The facts of the case are as follows;

The assessee in view of Tax Audit Manual published by Bombay Chartered Accountants' Society, which contained legal opinion of eminent counsel took view that  in case of a person carrying on banking business, appropriate expression to be considered for deciding applicability of provisions of section 44AB would be term 'gross receipts', assessee, carrying on business of financing, bona fidely believed that gross receipt of interest and not gross amount of advance would constitute basis for ascertaining limit of Rs. 40 lakhs so as to attract section 44AB, assessee could be said to have a reasonable cause for not getting its accounts audited under section 44AB, and as such no penalty could be imposed on assessee

following substantial question of law was originally formulated:

"Is the Tribunal right in law and on facts in cancelling the penalty levied under s. 271B amounting to Rs. 72,451 on the ground that it is not the gross amount of advances made during the year which constituted turnover but the gross interest received which constitute the basis for liability under s. 44AB."

Thus according to this question it is clear that the Tribunal had held that gorss receipt would include only interest receipts and not loans granted (or refund received) However, the Court did not consider this aspect, because perhaps the court considered that real dispute is about demand for penalty.
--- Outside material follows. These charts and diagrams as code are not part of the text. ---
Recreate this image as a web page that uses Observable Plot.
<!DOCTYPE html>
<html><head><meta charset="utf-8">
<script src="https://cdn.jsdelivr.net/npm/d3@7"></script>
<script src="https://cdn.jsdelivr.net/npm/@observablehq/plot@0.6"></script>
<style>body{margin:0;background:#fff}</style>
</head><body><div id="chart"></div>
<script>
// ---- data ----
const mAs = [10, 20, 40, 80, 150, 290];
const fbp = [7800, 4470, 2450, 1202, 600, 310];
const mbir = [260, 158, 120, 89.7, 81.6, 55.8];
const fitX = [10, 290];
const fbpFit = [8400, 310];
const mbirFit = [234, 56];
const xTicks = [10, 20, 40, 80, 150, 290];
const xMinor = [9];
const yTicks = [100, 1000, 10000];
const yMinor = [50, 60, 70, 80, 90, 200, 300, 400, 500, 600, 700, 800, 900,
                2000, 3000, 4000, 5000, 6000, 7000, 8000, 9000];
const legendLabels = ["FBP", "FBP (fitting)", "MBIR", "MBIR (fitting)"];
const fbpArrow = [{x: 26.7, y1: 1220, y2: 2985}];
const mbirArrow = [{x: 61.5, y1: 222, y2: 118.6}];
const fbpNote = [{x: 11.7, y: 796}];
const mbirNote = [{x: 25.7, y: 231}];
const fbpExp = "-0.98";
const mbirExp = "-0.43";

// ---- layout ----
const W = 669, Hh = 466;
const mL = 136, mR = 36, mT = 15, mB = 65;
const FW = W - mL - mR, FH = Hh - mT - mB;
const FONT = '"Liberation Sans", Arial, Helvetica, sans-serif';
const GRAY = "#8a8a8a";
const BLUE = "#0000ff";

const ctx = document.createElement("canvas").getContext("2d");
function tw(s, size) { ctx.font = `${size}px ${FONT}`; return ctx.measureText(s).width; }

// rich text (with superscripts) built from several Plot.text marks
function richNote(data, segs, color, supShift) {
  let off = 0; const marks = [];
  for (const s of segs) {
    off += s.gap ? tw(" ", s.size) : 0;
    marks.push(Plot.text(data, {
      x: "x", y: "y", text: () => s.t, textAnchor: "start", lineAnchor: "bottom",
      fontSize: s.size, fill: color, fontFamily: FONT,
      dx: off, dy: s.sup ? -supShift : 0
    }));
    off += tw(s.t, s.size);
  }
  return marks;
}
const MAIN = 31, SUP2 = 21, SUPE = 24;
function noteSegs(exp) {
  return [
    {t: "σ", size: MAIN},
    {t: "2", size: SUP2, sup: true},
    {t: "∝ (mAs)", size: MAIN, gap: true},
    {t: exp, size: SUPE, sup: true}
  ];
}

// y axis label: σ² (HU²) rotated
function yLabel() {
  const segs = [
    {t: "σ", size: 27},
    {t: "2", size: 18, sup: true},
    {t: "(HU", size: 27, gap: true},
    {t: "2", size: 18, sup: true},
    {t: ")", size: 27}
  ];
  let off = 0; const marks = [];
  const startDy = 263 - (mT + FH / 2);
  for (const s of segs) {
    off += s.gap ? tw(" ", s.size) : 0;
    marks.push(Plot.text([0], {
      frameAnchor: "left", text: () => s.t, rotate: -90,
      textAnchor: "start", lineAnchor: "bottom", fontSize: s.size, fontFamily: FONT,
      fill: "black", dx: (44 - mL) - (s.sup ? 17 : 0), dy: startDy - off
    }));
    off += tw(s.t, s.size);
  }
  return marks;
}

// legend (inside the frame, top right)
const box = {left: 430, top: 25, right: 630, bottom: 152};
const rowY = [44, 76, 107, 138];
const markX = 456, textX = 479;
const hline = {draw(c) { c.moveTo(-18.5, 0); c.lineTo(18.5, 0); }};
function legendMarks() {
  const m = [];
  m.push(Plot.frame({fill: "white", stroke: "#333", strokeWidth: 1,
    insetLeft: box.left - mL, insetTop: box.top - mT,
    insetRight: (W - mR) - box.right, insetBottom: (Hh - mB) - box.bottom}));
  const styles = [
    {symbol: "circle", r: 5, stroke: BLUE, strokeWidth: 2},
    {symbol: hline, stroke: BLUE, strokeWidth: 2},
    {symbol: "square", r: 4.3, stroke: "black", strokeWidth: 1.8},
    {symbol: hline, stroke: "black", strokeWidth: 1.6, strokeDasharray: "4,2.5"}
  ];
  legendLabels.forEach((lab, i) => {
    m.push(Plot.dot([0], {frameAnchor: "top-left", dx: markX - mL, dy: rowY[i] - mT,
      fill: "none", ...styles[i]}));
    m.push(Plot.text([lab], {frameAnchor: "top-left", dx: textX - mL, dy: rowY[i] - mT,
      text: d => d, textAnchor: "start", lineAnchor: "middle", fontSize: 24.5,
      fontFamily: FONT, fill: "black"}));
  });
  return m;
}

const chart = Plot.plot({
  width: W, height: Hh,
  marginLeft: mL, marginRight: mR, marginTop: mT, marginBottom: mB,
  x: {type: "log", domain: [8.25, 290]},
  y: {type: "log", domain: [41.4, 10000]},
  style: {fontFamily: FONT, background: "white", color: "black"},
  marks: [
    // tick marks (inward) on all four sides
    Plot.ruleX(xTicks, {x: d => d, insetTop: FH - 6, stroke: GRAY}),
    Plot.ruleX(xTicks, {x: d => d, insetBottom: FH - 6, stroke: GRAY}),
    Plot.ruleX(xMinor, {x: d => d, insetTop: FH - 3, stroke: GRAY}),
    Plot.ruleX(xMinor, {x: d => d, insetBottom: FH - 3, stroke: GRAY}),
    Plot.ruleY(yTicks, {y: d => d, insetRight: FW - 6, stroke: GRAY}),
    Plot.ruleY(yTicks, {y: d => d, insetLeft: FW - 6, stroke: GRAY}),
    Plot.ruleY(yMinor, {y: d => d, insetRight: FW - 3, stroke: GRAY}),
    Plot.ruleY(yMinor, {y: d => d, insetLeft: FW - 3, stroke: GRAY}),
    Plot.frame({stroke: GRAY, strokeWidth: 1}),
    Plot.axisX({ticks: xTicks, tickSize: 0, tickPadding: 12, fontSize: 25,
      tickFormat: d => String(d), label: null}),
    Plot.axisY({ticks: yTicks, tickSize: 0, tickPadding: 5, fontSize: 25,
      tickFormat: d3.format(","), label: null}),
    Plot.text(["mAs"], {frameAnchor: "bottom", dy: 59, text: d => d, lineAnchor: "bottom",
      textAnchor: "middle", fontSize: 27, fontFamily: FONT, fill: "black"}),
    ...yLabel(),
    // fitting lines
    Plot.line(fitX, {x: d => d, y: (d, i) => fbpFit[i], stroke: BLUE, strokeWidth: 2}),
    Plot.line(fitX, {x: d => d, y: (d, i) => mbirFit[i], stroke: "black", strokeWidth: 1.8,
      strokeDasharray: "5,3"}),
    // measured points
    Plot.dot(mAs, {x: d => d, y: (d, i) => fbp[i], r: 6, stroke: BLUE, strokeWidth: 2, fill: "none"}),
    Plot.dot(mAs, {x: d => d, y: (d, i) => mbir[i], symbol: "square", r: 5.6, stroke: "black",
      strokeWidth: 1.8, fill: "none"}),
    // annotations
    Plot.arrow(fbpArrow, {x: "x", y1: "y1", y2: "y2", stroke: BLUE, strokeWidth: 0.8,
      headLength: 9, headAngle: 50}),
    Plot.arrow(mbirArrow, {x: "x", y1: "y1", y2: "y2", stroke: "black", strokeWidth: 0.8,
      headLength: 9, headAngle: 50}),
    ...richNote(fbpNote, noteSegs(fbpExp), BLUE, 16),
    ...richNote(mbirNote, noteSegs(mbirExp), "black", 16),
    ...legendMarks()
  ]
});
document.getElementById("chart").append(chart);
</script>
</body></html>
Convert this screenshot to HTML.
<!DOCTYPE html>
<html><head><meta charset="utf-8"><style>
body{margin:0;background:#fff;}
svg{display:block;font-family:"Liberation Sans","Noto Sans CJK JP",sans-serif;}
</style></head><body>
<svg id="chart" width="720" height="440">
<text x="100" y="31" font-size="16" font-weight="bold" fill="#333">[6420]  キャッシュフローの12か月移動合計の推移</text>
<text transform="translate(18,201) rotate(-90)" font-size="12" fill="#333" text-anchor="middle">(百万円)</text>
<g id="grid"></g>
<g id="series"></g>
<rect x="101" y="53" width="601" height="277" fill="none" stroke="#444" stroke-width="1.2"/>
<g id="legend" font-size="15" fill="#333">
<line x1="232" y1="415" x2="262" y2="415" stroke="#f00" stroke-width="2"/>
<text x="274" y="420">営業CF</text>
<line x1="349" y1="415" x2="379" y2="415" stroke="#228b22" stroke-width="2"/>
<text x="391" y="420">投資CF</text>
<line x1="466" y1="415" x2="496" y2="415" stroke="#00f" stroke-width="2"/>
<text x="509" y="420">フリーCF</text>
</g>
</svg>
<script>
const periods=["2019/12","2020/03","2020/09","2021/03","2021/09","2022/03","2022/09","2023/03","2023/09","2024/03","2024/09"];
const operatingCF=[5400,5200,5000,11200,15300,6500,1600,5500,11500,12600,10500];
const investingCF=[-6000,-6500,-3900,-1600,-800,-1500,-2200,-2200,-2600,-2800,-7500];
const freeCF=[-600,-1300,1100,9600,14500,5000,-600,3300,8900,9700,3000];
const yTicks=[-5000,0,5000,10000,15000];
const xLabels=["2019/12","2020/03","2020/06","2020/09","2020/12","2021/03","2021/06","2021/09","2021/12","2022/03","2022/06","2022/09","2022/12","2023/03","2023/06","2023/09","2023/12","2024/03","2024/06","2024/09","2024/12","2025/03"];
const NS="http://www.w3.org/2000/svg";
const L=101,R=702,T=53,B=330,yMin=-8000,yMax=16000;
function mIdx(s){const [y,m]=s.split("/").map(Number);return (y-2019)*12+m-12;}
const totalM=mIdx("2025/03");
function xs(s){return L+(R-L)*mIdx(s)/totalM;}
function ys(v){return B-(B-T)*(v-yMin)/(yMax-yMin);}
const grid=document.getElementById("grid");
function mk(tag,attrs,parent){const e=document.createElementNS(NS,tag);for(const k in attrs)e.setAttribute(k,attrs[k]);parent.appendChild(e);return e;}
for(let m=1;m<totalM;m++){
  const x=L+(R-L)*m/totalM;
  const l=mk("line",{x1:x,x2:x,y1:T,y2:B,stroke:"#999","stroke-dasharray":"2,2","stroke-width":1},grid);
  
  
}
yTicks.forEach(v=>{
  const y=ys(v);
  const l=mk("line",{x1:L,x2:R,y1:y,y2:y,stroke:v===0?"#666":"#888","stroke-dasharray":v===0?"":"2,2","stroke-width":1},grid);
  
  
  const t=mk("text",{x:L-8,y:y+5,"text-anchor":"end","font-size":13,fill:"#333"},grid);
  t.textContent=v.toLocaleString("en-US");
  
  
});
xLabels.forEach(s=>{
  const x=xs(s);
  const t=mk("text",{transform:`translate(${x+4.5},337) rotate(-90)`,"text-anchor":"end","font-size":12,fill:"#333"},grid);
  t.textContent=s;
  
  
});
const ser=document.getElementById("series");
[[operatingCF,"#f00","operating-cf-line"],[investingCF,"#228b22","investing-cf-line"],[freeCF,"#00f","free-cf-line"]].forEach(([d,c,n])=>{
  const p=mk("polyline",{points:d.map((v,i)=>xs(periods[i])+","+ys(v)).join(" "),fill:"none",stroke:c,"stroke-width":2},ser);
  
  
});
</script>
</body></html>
Thus after hearing  learned counsel for the respective parties, the Court felt that the correct and appropriate substantial question of law in the facts of the present case would be :

"Whether the assessee had a reasonable cause so as not to be visited with penalty under the provisions of s. 271B of the Act ?"
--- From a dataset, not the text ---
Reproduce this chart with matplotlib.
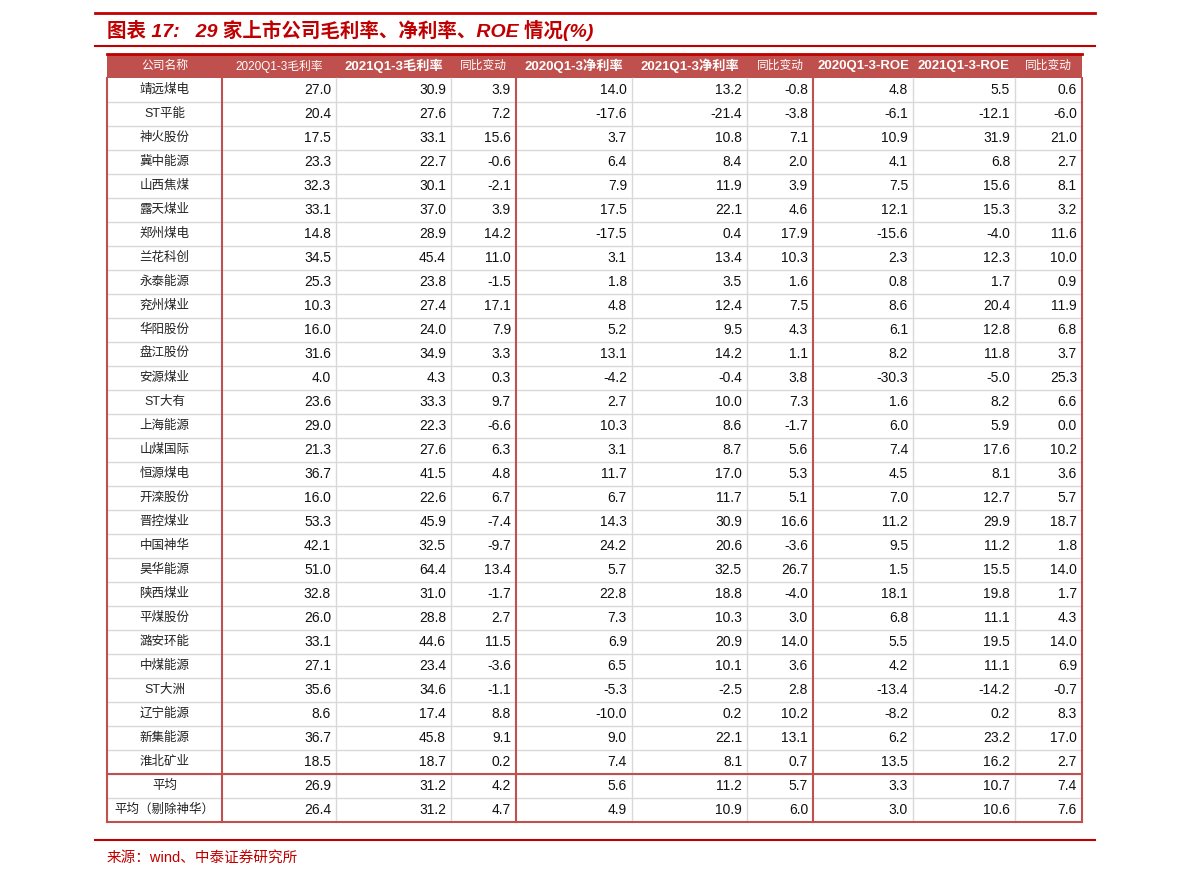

This question was accordingly considered by the Court.

The court viewed that in the circumstances, without entering into the analysis of provisions of s. 44AB of the Act, for the purpose of determining whether in the case of moneylender, turnover would constitute the basis for invoking the said provision or gross receipts would constitute the basis for applying the said provision, the appeal is decided on the ground as to whether the assessee had a bona fide belief which constituted reasonable cause in the facts and circumstances of the case. Under the provisions of s. 273B of the Act, legislature has provided that notwithstanding anything contained in the provisions of s. 271B of the Act, no penalty shall be imposable on a person or an assessee for any failure referred to in the said provisions if it is proved that there was reasonable cause for the said failure.

The concurrent orders made by the CIT(A) and Tribunal were therefore confirmed by the high Court.

The court could have answered main question:

It would have been better if the high Court answered the question about applicability of TAR to the assessee. By leaving that question open, the court has left the fields open for growing litigations, because the AO can still insist on his view that even loan should be considered as part of gross receipts. By not answering the main question, the court has created scope of more cases, more litigation and shortage of courts. If courts decide the issues in a manner that go to reduce the confusions, and scope of litigation then there is no shortage of courts in our country because unnecessary the cases will not come up before courts. This is personal view of the author on increasing litigation causing brain drain and wasteful expenses.